The mythical couple in Gordon Brown's calculation are both aged 75 or more, they both have an income which is just the level each to avoid paying tax, and his income at least is from a pension or earnings. Otherwise the arithmetic does not work. Gordon's calculation works like this.

Her tax threshold is simple. Her personal tax allowance is £5980 in the year 1999/2000 and as long as her income is at that level or less she will pay not income tax. His tax threshold is more complex. On top of his personal tax allowance he gets a married couple’s allowance of £5195. In 1999/2000 the married couple’s allowance is worth tax relief at just 10pc. The way it works in the calculation is as a straight deduction of 10pc of the allowance - £519.50 - from the tax bill. So to reach the maximum income where not tax is due, he has to have income which, before deducting the married couple’s allowance, would generate at tax bill of £519.50. First, he can have his personal tax allowance free of all tax - £5980. The first £1500 above that level will be taxed at 10% next year, generating a tax bill of £150. So he is still £362.50 short of £519.50 tax. The next slice of income is taxed at 23pc. So he will need £1576 income to create another £362.50 tax. Adding up these three amounts £5980+£1500+£1576=£9086. Without the married couple’s allowance that generates a tax bill of £519.50, exactly cancelled by the deduction made because he gets the married couple’s allowance. So his tax threshold, the highest possible income before tax is payable, is £9086. Added to the £5980 she can have before any tax is due that makes a tax-free total of £15,066 between them.

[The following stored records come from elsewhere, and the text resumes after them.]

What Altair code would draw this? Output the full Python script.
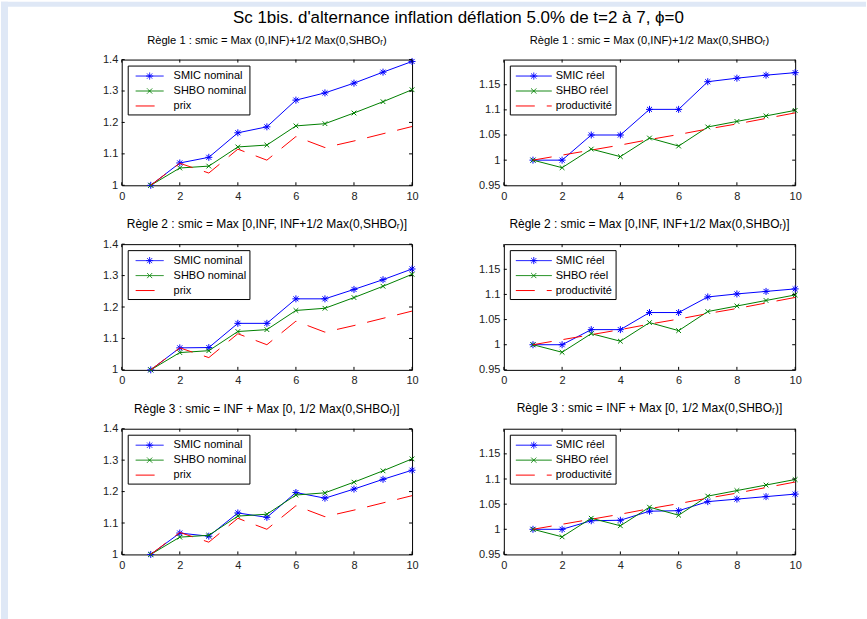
import altair as alt
import pandas as pd

# ---------------- data ----------------
t = [1, 2, 3, 4, 5, 6, 7, 8, 9, 10]

prix = [1.0, 1.07, 1.039, 1.115, 1.080, 1.155, 1.12, 1.141, 1.164, 1.187]
productivite = [1.0, 1.01, 1.020, 1.030, 1.041, 1.051, 1.062, 1.072, 1.083, 1.094]

shbo_nominal = [1.0, 1.055, 1.061, 1.122, 1.128, 1.189, 1.196, 1.230, 1.266, 1.304]
shbo_reel = [1.0, 0.985, 1.022, 1.007, 1.044, 1.028, 1.066, 1.077, 1.088, 1.099]

smic_nominal_r1 = [1.0, 1.071, 1.089, 1.167, 1.186, 1.271, 1.294, 1.325, 1.360, 1.394]
smic_reel_r1 = [1.0, 1.0, 1.050, 1.050, 1.101, 1.101, 1.156, 1.163, 1.169, 1.174]
smic_nominal_r2 = [1.0, 1.070, 1.071, 1.148, 1.148, 1.226, 1.226, 1.256, 1.287, 1.321]
smic_reel_r2 = [1.0, 1.0, 1.030, 1.030, 1.064, 1.064, 1.095, 1.101, 1.106, 1.111]
smic_nominal_r3 = [1.0, 1.068, 1.058, 1.132, 1.118, 1.197, 1.179, 1.208, 1.239, 1.268]
smic_reel_r3 = [1.0, 1.0, 1.017, 1.018, 1.036, 1.037, 1.055, 1.060, 1.065, 1.070]

names_nominal = ["SMIC nominal", "SHBO nominal", "prix"]
names_reel = ["SMIC réel", "SHBO réel", "productivité"]

panel_titles = [
    "Règle 1 : smic = Max (0,INF)+1/2 Max(0,SHBOᵣ)",
    "Règle 1 : smic = Max (0,INF)+1/2 Max(0,SHBOᵣ)",
    "Règle 2 : smic = Max [0,INF, INF+1/2 Max(0,SHBOᵣ)]",
    "Règle 2 : smic = Max [0,INF, INF+1/2 Max(0,SHBOᵣ)]",
    "Règle 3 : smic = INF + Max [0, 1/2 Max(0,SHBOᵣ)]",
    "Règle 3 : smic = INF + Max [0, 1/2 Max(0,SHBOᵣ)]",
]
main_title = "Sc 1bis. d'alternance inflation déflation 5.0% de t=2 à 7, ϕ=0"

x_ticks = [0, 2, 4, 6, 8, 10]
y_ticks_nominal = [1, 1.1, 1.2, 1.3, 1.4]
y_ticks_reel = [0.95, 1, 1.05, 1.1, 1.15]

# ---------------- style ----------------
FONT = "Liberation Sans"
BLUE, GREEN, RED = "#0000ff", "#008000", "#ff0000"
COLORS = [BLUE, GREEN, RED]
DASH = [19, 12]
BG = "#dfe8f6"
W_L, W_R, H = 291, 292, 126
TICK = 3


def line_path(s, e):
    return f"M{s},0H{e}"


def star_path(cx, r):
    d = round(r * 0.72, 3)
    return (f"M{cx - r},0H{cx + r}M{cx},{-r}V{r}"
            f"M{cx - d},{-d}L{cx + d},{d}M{cx - d},{d}L{cx + d},{-d}")


def x_path(cx, r):
    return f"M{cx - r},{-r}L{cx + r},{r}M{cx - r},{r}L{cx + r},{-r}"


def panel(title, names, values, ydom, yticks, width, lg, strips=False, title_offset=4, title_size=12):
    rows = []
    for name, vals in zip(names, values):
        for tt, v in zip(t, vals):
            rows.append({"t": tt, "serie": name, "v": v})
    df = pd.DataFrame(rows)

    xs = alt.Scale(domain=[0, 10], nice=False, zero=False)
    ys = alt.Scale(domain=ydom, nice=False, zero=False)
    xax = alt.Axis(values=x_ticks, ticks=False, tickSize=0, domain=False, grid=False,
                   labelPadding=5, format=".2~f", title=None, labelFlush=False,
                   labelFontSize=11, labelFont=FONT, labelColor="#222222", zindex=1)
    yax = alt.Axis(values=yticks, ticks=False, tickSize=0, domain=False, grid=False,
                   labelPadding=4, format=".2~f", title=None, labelFlush=False,
                   labelFontSize=11, labelFont=FONT, labelColor="#222222", zindex=1)
    X = alt.X("t:Q", scale=xs, axis=xax)
    Y = alt.Y("v:Q", scale=ys, axis=yax)

    base = alt.Chart(df)
    layers = []

    # legend carrier (no marks drawn; legend only)
    s, e, m = lg
    shapes = [line_path(s, e) + star_path(m, 0.5),
              line_path(s, e) + x_path(m, 0.36),
              line_path(s, e)]
    legend = alt.Legend(title=None, orient="top-left", offset=6, fillColor="white",
                        strokeColor="black", padding=3, cornerRadius=0, rowPadding=2,
                        symbolSize=196, symbolStrokeWidth=1, symbolFillColor="transparent",
                        labelOffset=28, labelFontSize=11, labelFont=FONT,
                        labelColor="black", zindex=1)
    layers.append(
        base.transform_filter("datum.t < 0").mark_point(filled=False, strokeWidth=1, opacity=1).encode(
            x=X, y=Y,
            color=alt.Color("serie:N", scale=alt.Scale(domain=names, range=COLORS), legend=legend),
            shape=alt.Shape("serie:N", scale=alt.Scale(domain=names, range=shapes), legend=legend),
            strokeDash=alt.StrokeDash("serie:N", scale=alt.Scale(domain=names, range=[[1, 0], [1, 0], DASH]),
                                      legend=legend),
        )
    )

    # series
    for i, name in enumerate(names):
        sub = base.transform_filter(alt.datum.serie == name)
        if i < 2:
            layers.append(sub.mark_line(color=COLORS[i], strokeWidth=1).encode(x=X, y=Y))
            shp = star_path(0, 1) if i == 0 else x_path(0, 1)
            size = 49 if i == 0 else 22
            layers.append(sub.mark_point(shape=shp, size=size, filled=False, color=COLORS[i],
                                         strokeWidth=1, opacity=1).encode(x=X, y=Y))
        else:
            layers.append(sub.mark_line(color=COLORS[i], strokeWidth=1, strokeDash=DASH).encode(x=X, y=Y))

    # inner ticks (MATLAB style, on all four sides)
    xt = alt.Chart(pd.DataFrame({"t": x_ticks}))
    yt = alt.Chart(pd.DataFrame({"v": yticks}))
    layers.append(xt.mark_rule(color="black", strokeWidth=1).encode(x=X, y=alt.value(H), y2=alt.value(H - TICK)))
    layers.append(xt.mark_rule(color="black", strokeWidth=1).encode(x=X, y=alt.value(0), y2=alt.value(TICK)))
    layers.append(yt.mark_rule(color="black", strokeWidth=1).encode(y=Y, x=alt.value(0), x2=alt.value(TICK)))
    layers.append(yt.mark_rule(color="black", strokeWidth=1).encode(y=Y, x=alt.value(width), x2=alt.value(width - TICK)))

    if strips:
        one = alt.Chart(pd.DataFrame({"k": [0]}))
        layers.append(one.mark_rect(color=BG, strokeWidth=0).encode(
            x=alt.value(-121), x2=alt.value(-114), y=alt.value(-58), y2=alt.value(561)))
        layers.append(one.mark_rect(color=BG, strokeWidth=0).encode(
            x=alt.value(-121), x2=alt.value(746), y=alt.value(-58), y2=alt.value(-53)))

    return alt.layer(*layers).properties(
        width=width, height=H,
        title=alt.TitleParams(title, fontSize=title_size, font=FONT, fontWeight="normal", color="black",
                              anchor="middle", frame="group", baseline="alphabetic",
                              offset=title_offset),
    )


lg_nom = (-0.36, 3.64, 1.64)
lg_reel = (-0.64, 4.5, 1.93)

p1 = panel(panel_titles[0], names_nominal, [smic_nominal_r1, shbo_nominal, prix], [1, 1.4],
           y_ticks_nominal, W_L, lg_nom, strips=True, title_offset=-54, title_size=11.2)
p2 = panel(panel_titles[1], names_reel, [smic_reel_r1, shbo_reel, productivite], [0.95, 1.2],
           y_ticks_reel, W_R, lg_reel, title_size=11.2)
p3 = panel(panel_titles[2], names_nominal, [smic_nominal_r2, shbo_nominal, prix], [1, 1.4],
           y_ticks_nominal, W_L, lg_nom, title_offset=-2)
p4 = panel(panel_titles[3], names_reel, [smic_reel_r2, shbo_reel, productivite], [0.95, 1.2],
           y_ticks_reel, W_R, lg_reel)
p5 = panel(panel_titles[4], names_nominal, [smic_nominal_r3, shbo_nominal, prix], [1, 1.4],
           y_ticks_nominal, W_L, lg_nom, title_offset=-2)
p6 = panel(panel_titles[5], names_reel, [smic_reel_r3, shbo_reel, productivite], [0.95, 1.2],
           y_ticks_reel, W_R, lg_reel)

chart = alt.concat(
    p1, p2, p3, p4, p5, p6, columns=2, bounds="flush",
    spacing=alt.RowColnumber(row=59, column=92),
).resolve_scale(
    color="independent", shape="independent", strokeDash="independent", x="independent", y="independent"
).resolve_legend(
    color="independent", shape="independent", strokeDash="independent"
).properties(
    title=alt.TitleParams(main_title, fontSize=17, font=FONT, fontWeight="normal", color="black",
                          anchor="middle", frame="bounds", baseline="alphabetic", offset=-39, dx=25),
    padding=0,
    background="white",
).configure_view(stroke="black", strokeWidth=1)

chart.save("out.html", embed_options={"renderer": "svg", "actions": False})
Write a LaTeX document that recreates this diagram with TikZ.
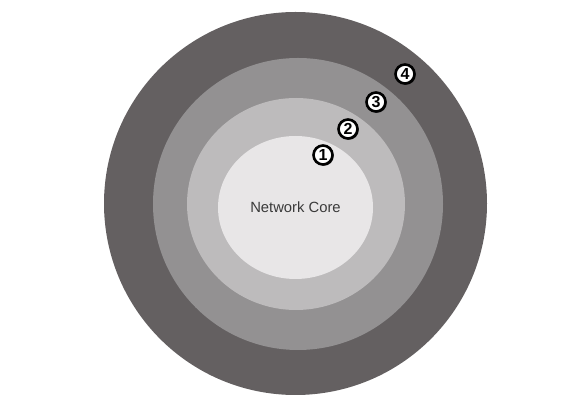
\documentclass[tikz,border=0pt]{standalone}
\usepackage{fontspec}
\setmainfont{Liberation Sans}
\usetikzlibrary{shapes.geometric, shadows, positioning}

\definecolor{ringfour}{HTML}{646061}
\definecolor{ringthree}{HTML}{939192}
\definecolor{ringtwo}{HTML}{BDBBBC}
\definecolor{coreface}{HTML}{E8E6E7}
\definecolor{coretext}{HTML}{3A3A3A}

\begin{document}
\begin{tikzpicture}[
	  x=1pt, y=1pt,
	  layer/.style={ellipse, inner sep=0pt, draw=none},
	  badge/.style={circle, draw=black, line width=2.6pt, fill=white, minimum size=19pt, inner sep=0pt,
	    font=\fontsize{16}{16}\selectfont\bfseries, drop shadow={shadow xshift=1.2pt, shadow yshift=-1.2pt, opacity=0.7, fill=black}}
	]
	\useasboundingbox (0,0) rectangle (584,401);

	\node (outer) [layer, fill=ringfour, minimum width=383pt, minimum height=383pt] at (295.5,197.5) {};
	\node (dist) [layer, fill=ringthree, minimum width=290pt, minimum height=292pt] at (298,197) {};
	\node (access) [layer, fill=ringtwo, minimum width=218pt, minimum height=212pt] at (296,197) {};
	\node (core) [layer, fill=coreface, minimum width=155pt, minimum height=143pt, text=coretext,
	  font=\fontsize{14.8}{14.8}\selectfont] at (295.5,193.5) {Network Core};

	\node (one) [badge] at (323,246) {1};
	\node (two) [badge] at (348,272) {2};
	\node (three) [badge] at (376,299) {3};
	\node (four) [badge] at (405,327) {4};

\end{tikzpicture}
\end{document}
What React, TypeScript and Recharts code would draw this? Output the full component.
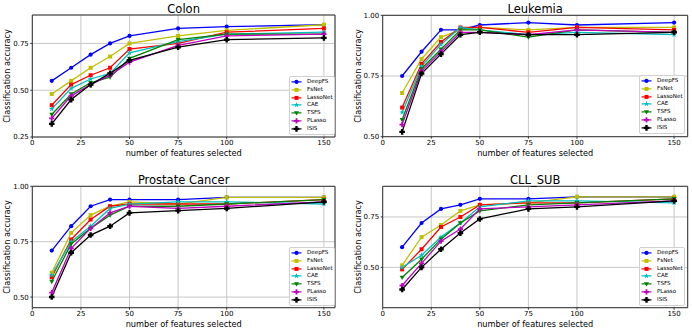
import React from "react";
import { LineChart, Line, XAxis, YAxis, CartesianGrid, Legend, Label, ReferenceLine } from "recharts";

const FONT = "'DejaVu Sans', sans-serif";

// number of selected features (x) and the methods compared
const features = [10, 20, 30, 40, 50, 75, 100, 150];
const xTicks = [0, 25, 50, 75, 100, 150];
const methods = ["DeepFS", "FsNet", "LassoNet", "CAE", "TSFS", "PLasso", "ISIS"];

// classification accuracy
const colon = {
  DeepFS: [0.55, 0.62, 0.69, 0.75, 0.79, 0.83, 0.84, 0.85],
  FsNet: [0.48, 0.55, 0.62, 0.68, 0.75, 0.79, 0.82, 0.85],
  LassoNet: [0.42, 0.53, 0.58, 0.62, 0.72, 0.75, 0.81, 0.83],
  CAE: [0.4, 0.51, 0.56, 0.59, 0.7, 0.76, 0.8, 0.81],
  TSFS: [0.37, 0.48, 0.54, 0.57, 0.67, 0.77, 0.8, 0.8],
  PLasso: [0.35, 0.47, 0.53, 0.58, 0.65, 0.74, 0.79, 0.8],
  ISIS: [0.32, 0.45, 0.53, 0.59, 0.66, 0.73, 0.77, 0.78],
};
const leukemia = {
  DeepFS: [0.75, 0.85, 0.94, 0.94, 0.96, 0.97, 0.96, 0.97],
  FsNet: [0.68, 0.82, 0.91, 0.94, 0.95, 0.94, 0.95, 0.95],
  LassoNet: [0.62, 0.8, 0.89, 0.95, 0.95, 0.93, 0.95, 0.94],
  CAE: [0.6, 0.79, 0.88, 0.95, 0.94, 0.92, 0.93, 0.92],
  TSFS: [0.57, 0.78, 0.86, 0.94, 0.94, 0.91, 0.94, 0.93],
  PLasso: [0.55, 0.77, 0.85, 0.93, 0.93, 0.92, 0.94, 0.93],
  ISIS: [0.52, 0.76, 0.84, 0.92, 0.93, 0.92, 0.92, 0.93],
};
const prostate = {
  DeepFS: [0.71, 0.82, 0.91, 0.94, 0.94, 0.94, 0.95, 0.95],
  FsNet: [0.61, 0.79, 0.87, 0.91, 0.93, 0.92, 0.95, 0.95],
  LassoNet: [0.59, 0.76, 0.85, 0.91, 0.92, 0.92, 0.92, 0.94],
  CAE: [0.6, 0.75, 0.82, 0.9, 0.92, 0.93, 0.93, 0.92],
  TSFS: [0.57, 0.74, 0.81, 0.87, 0.91, 0.91, 0.92, 0.94],
  PLasso: [0.52, 0.72, 0.81, 0.88, 0.91, 0.9, 0.91, 0.93],
  ISIS: [0.5, 0.7, 0.78, 0.82, 0.88, 0.89, 0.9, 0.93],
};
const cllSub = {
  DeepFS: [0.6, 0.72, 0.79, 0.81, 0.84, 0.84, 0.85, 0.85],
  FsNet: [0.51, 0.65, 0.71, 0.78, 0.81, 0.82, 0.85, 0.85],
  LassoNet: [0.49, 0.59, 0.7, 0.75, 0.81, 0.82, 0.82, 0.84],
  CAE: [0.5, 0.56, 0.65, 0.72, 0.8, 0.83, 0.83, 0.82],
  TSFS: [0.45, 0.54, 0.64, 0.72, 0.78, 0.81, 0.82, 0.84],
  PLasso: [0.41, 0.52, 0.63, 0.69, 0.79, 0.8, 0.81, 0.83],
  ISIS: [0.39, 0.5, 0.59, 0.67, 0.74, 0.79, 0.8, 0.83],
};

const colors: Record<string, string> = {
  DeepFS: "#0000ff",
  FsNet: "#bfbf00",
  LassoNet: "#ff0000",
  CAE: "#00bfbf",
  TSFS: "#008000",
  PLasso: "#bf00bf",
  ISIS: "#000000",
};
const shapes: Record<string, string> = {
  DeepFS: "circle",
  FsNet: "square",
  LassoNet: "square",
  CAE: "star",
  TSFS: "tri",
  PLasso: "plus",
  ISIS: "plusBig",
};

function Marker({ cx, cy, name }: { cx: number; cy: number; name: string }) {
  const c = colors[name];
  const s = shapes[name];
  if (cx == null || cy == null) return null;
  if (s === "circle") return <circle cx={cx} cy={cy} r={2.1} fill={c} />;
  if (s === "square") return <rect x={cx - 2} y={cy - 2} width={4} height={4} fill={c} />;
  if (s === "tri")
    return <polygon points={`${cx - 2.5},${cy - 1.7} ${cx + 2.5},${cy - 1.7} ${cx},${cy + 2.6}`} fill={c} />;
  if (s === "star") {
    const pts: string[] = [];
    for (let i = 0; i < 10; i++) {
      const r = i % 2 === 0 ? 2.9 : 1.2;
      const a = (Math.PI / 5) * i - Math.PI / 2;
      pts.push(`${cx + r * Math.cos(a)},${cy + r * Math.sin(a)}`);
    }
    return <polygon points={pts.join(" ")} fill={c} />;
  }
  // filled plus, a bit bigger for ISIS
  const r = s === "plusBig" ? 2.8 : 2.6;
  const w = s === "plusBig" ? 1.2 : 0.9;
  const d = `M${cx - w},${cy - r}H${cx + w}V${cy - w}H${cx + r}V${cy + w}H${cx + w}V${cy + r}H${cx - w}V${cy + w}H${cx - r}V${cy - w}H${cx - w}Z`;
  return <path d={d} fill={c} />;
}

const LegendBox = () => (
  <div
    style={{
      width: 44,
      background: "rgba(255,255,255,0.85)",
      border: "1px solid #d0d0d0",
      borderRadius: 2,
      padding: "1px 0",
      fontFamily: FONT,
      fontSize: 5.6,
      color: "#000",
    }}
  >
    {methods.map((m) => (
      <div key={m} style={{ display: "flex", alignItems: "center", height: 7.8 }}>
        <svg width={17} height={7.8} style={{ flex: "none" }}>
          <line x1={1.5} x2={11.5} y1={3.9} y2={3.9} stroke={colors[m]} strokeWidth={1.2} />
          <Marker cx={6.5} cy={3.9} name={m} />
        </svg>
        <span style={{ whiteSpace: "nowrap", lineHeight: "7.8px" }}>{m}</span>
      </div>
    ))}
  </div>
);

type PanelCfg = {
  title: string;
  scores: Record<string, number[]>;
  yDomain: [number, number];
  yTicks: number[];
  xMax: number;
  left: number;
  top: number;
  width: number;
  height: number;
  plot: { l: number; t: number; r: number; b: number };
  legend: { x: number; y: number };
  yLabelX: number;
};

const panels: PanelCfg[] = [
  {
    title: "Colon",
    scores: colon,
    yDomain: [0.25, 0.902],
    yTicks: [0.25, 0.5, 0.75],
    xMax: 155.7,
    left: 0,
    top: 0,
    width: 346,
    height: 166,
    plot: { l: 32.3, t: 15, r: 335, b: 137 },
    legend: { x: 289, y: 76 },
    yLabelX: 6.7,
  },
  {
    title: "Leukemia",
    scores: leukemia,
    yDomain: [0.5, 1.0],
    yTicks: [0.5, 0.75, 1.0],
    xMax: 157,
    left: 346,
    top: 0,
    width: 346,
    height: 166,
    plot: { l: 36.7, t: 15.3, r: 341.7, b: 136.7 },
    legend: { x: 293, y: 75 },
    yLabelX: 11.7,
  },
  {
    title: "Prostate Cancer",
    scores: prostate,
    yDomain: [0.452, 1.0],
    yTicks: [0.5, 0.75, 1.0],
    xMax: 155.7,
    left: 0,
    top: 166,
    width: 346,
    height: 167,
    plot: { l: 32.3, t: 20.3, r: 335, b: 141.7 },
    legend: { x: 289, y: 81 },
    yLabelX: 6.7,
  },
  {
    title: "CLL_SUB",
    scores: cllSub,
    yDomain: [0.3, 0.902],
    yTicks: [0.5, 0.75],
    xMax: 157,
    left: 346,
    top: 166,
    width: 346,
    height: 167,
    plot: { l: 36.7, t: 20.3, r: 341.7, b: 141.7 },
    legend: { x: 293, y: 81 },
    yLabelX: 11.7,
  },
];

const tickStyle = { fill: "#000", fontSize: 7, fontFamily: FONT };

function Panel({ cfg }: { cfg: PanelCfg }) {
  const rows = features.map((f, i) => {
    const row: Record<string, number> = { k: f };
    methods.forEach((m) => (row[m] = cfg.scores[m][i]));
    return row;
  });
  const { l, t, r, b } = cfg.plot;
  const xAxisH = cfg.height - b;

  return (
    <div style={{ position: "absolute", left: cfg.left, top: cfg.top }}>
      <LineChart
        width={cfg.width}
        height={cfg.height}
        data={rows}
        margin={{ top: t, right: cfg.width - r, bottom: 0, left: 0 }}
      >
        <CartesianGrid xAxisId="b" yAxisId="l" stroke="#c2c2c2" strokeWidth={0.9} />
        <XAxis
          xAxisId="b"
          dataKey="k"
          type="number"
          domain={[0, cfg.xMax]}
          ticks={xTicks}
          interval={0}
          allowDataOverflow
          height={xAxisH}
          stroke="#333"
          tickSize={2}
          tickMargin={1.5}
          tick={tickStyle}
        >
          <Label
            value="number of features selected"
            position="insideBottom"
            offset={xAxisH - 19}
            style={{ fontSize: 8.2, fontFamily: FONT, fill: "#000" }}
          />
        </XAxis>
        <YAxis
          yAxisId="l"
          type="number"
          domain={cfg.yDomain}
          ticks={cfg.yTicks}
          interval={0}
          allowDataOverflow
          width={l}
          stroke="#333"
          tickSize={2}
          tickMargin={1.5}
          tick={tickStyle}
          tickFormatter={(v: number) => v.toFixed(2)}
        >
          <Label
            value="Classification accuracy"
            angle={-90}
            position="insideLeft"
            offset={cfg.yLabelX}
            style={{ fontSize: 8.2, fontFamily: FONT, fill: "#000", textAnchor: "middle" }}
          />
        </YAxis>
        {/* top and right edges of the frame, title sits on the top edge */}
        <ReferenceLine xAxisId="b" yAxisId="l" x={cfg.xMax} stroke="#333" strokeWidth={1} />
        <ReferenceLine xAxisId="b" yAxisId="l" y={cfg.yDomain[1]} stroke="#333" strokeWidth={1}>
          <Label
            value={cfg.title}
            position="top"
            offset={2.5}
            style={{ fontSize: 11.5, fontFamily: FONT, fill: "#000" }}
          />
        </ReferenceLine>
        {methods.map((m) => (
          <Line
            key={m}
            xAxisId="b"
            yAxisId="l"
            dataKey={m}
            stroke={colors[m]}
            strokeWidth={1.3}
            isAnimationActive={false}
            activeDot={false}
            dot={(p: any) => <Marker key={`${m}-${p.index}`} cx={p.cx} cy={p.cy} name={m} />}
          />
        ))}
        <Legend
          layout="vertical"
          align="center"
          verticalAlign="middle"
          wrapperStyle={{ left: cfg.legend.x, top: cfg.legend.y, width: "auto", height: "auto" }}
          content={() => <LegendBox />}
        />
      </LineChart>
    </div>
  );
}

export default function App() {
  return (
    <div style={{ position: "absolute", left: 0, top: 0, width: 692, height: 333, background: "#fff" }}>
      {panels.map((p) => (
        <Panel key={p.title} cfg={p} />
      ))}
    </div>
  );
}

But in other circumstances the arithmetic is different and tax would be due on £15,066 a year. If all the income was his, then he will pay tax of £1375. Similarly, if the money is split equally so both have an income of £7533, he will pay no tax but she will pay tax of £162. The tax bill changes with the source of the money. If his income was still £9086 but £3200 of it was not from a pension but was interest on savings, then he would face a tax bill of £101. And the Chancellor is only right if they are both over 75. If they are both 74, with a total income of £15,066 split as above, then he would pay tax of £66 and she would have to cough up £26.

In fact. the joint tax threshold for a pensioner couple can vary by nearly £2000 - from £14,002 to £15,914 - depending on the age of the partners and the source of the income.

There is one opportunity for couples to save tax. Part of the married couple’s allowance can be transferred from the husband - who normally gets it - to the wife. The choice has to be made in writing before the start of the tax year. So there is not much more than a week to get the form into the Inland Revenue. The wife can take all the basic married couple’s allowance of £1970 with her husband's permission and she can take half of it - £985 - without his say so. So she can get a deduction off her tax of £197. That is clearly worth doing if his income is below his tax threshold and she is a taxpayer. And it goes further than that as accountant Mike Warburton of Grant Thornton explains

"The conclusion is that if the husband hasn't got enough income to utilise the whole of the married couple’s allowance and his 10pc band then give some of his married couple’s allowance to his wife. The money's will be saved if they’ve both utilised the £1500 band where earned income is taxed at 10pc. So transfer married couple’s allowance to ensure that both incomes are being taxed at 10pc rather than 23pc."

One thing is clear. With four basic rates of income tax - and several others in more complex circumstances - tax calculations, even for people with relatively low incomes, now need more than the traditional back of an envelope.